ACTRAV INFO : Parmi ces cas, est- ce qu’il y a un qui vous a particulièrement marqué ?

Je dois dire que les cas qui m’ont le plus marqués sont liés aux emprisonnement et assassinats des syndicalistes. Parfois il y a aussi des cas où la procédure est plus difficile, plus longue avec l’adoption par le comité des conclusions qui invitent des gouvernements à changer leurs législations. C’est plus facile évidemment avec des cas qui concernent une petite entreprise. Mais d’une manière générale, tout cas est important dès le moment où il y a une discrimination, parce qu’une petite discrimination, si elle n’est pas corrigée, peut devenir grave. Donc, au final tous les cas sont importants au niveau du comité.

ACTRAV INFO : La plupart des plaintes enregistrées au niveau du comité sont déposées par des organisations des travailleurs de l’Amérique latine. Selon vous, qu’est –ce qui explique cette disparité régionale ?

Peut être que dans certains pays malheureusement, le mouvement syndical n’est pas suffisamment informé, formé aux procédures de contrôle de respect des principes de la liberté syndicale. C’est le cas souvent dans certains pays plus pauvres où les syndicats n’ont pas les capacités suffisantes. Parfois, il y a des pressions importantes de la part des gouvernements qui font que les syndicalistes craignent de recourir à des procédures internationales. Les gouvernements d’Amérique latine se plaignent du très grand nombre de cas qui viennent de leurs pays, mais c’est peut être aussi la rançon d’un certain succès dans la mesure où ces pays, sont dans une transition économique et sociale avec un degré de démocratie relativement important aujourd’hui. Mais ces pays sont en transition et plus il y aura des progressions, plus on espère qu’il y aura moins de cas qui seront soumis au comité de la liberté syndicale.

ACTRAV INFO : Enfin, depuis sa création il y a une cinquantaine d’années, ce comité a examiné plus de 2300 cas. Selon vous, quelles sont les mesures à préconiser pour appliquer les décisions et recommandations du comité ?

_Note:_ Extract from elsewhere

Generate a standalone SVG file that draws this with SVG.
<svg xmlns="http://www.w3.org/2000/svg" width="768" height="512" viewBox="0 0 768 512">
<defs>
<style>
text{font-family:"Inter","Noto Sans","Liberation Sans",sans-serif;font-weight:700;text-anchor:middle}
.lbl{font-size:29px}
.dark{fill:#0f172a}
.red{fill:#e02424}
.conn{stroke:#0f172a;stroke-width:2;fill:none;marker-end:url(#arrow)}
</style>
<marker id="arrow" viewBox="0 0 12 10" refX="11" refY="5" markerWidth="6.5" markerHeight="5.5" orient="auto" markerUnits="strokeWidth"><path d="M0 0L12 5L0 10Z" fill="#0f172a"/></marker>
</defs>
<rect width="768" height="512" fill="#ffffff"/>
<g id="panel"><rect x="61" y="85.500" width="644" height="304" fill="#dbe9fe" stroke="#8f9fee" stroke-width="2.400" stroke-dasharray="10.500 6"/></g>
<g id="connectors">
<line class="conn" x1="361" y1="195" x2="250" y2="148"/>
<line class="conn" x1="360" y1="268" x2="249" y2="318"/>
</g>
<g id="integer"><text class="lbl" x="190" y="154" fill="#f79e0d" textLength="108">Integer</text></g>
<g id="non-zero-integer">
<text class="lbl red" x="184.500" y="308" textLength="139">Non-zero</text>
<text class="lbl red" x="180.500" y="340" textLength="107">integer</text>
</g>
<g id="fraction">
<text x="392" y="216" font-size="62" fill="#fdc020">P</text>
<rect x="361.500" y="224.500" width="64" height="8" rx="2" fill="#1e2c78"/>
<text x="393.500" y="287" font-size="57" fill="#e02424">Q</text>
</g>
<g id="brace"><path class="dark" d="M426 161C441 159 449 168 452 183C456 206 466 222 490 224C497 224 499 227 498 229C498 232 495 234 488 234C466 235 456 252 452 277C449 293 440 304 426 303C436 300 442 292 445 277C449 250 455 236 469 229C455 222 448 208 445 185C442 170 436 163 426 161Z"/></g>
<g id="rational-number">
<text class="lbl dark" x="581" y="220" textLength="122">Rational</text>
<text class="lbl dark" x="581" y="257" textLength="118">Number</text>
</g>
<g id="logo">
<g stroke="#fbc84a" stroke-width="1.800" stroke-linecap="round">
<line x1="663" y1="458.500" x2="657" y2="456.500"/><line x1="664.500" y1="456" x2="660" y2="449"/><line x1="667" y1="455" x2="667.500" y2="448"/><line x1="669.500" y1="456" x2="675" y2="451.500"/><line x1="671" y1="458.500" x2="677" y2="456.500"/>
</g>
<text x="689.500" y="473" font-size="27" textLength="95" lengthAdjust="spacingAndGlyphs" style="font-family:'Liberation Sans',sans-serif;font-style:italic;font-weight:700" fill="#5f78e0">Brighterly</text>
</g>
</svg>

Il faut d’abord connaître les décisions et recommandations de ce comité. Il faut connaître son existence, la procédure de ce comité. Ensuite, il faut être attentif au fait que lorsqu’on peut résoudre un cas au niveau national, il faut d’abord utiliser les procédures internes. Si le cas ne peut pas être résolu au plan national, alors on peut soumettre le cas au comité de la liberté syndicale. Parfois, il y a des cas qui peuvent être résolus rapidement au niveau des pays alors que la procédure au niveau du comité est plus longue, plus coûteuse. Mais nous ne rejetons jamais une plainte, même si on nous reproche une procédure trop lourde et trop coûteuse. Il faut également assurer le suivi des conclusions et recommandations qui sont prises par le comité. C’est très important que les syndicats qui ont déposé une plainte sachent utiliser les conclusions et recommandations, qu’ils le fassent et qu’ils nous le fassent savoir. Le comité doit être informé de la façon dont les choses ont évolué, ce qui nous permettrait d’affiner nos recommandations pour qu’elles soient plus efficaces dans le futur. Enfin, ça valorise le travail du comité en sachant que les choses ont évolué du fait de ses conclusions et recommandations.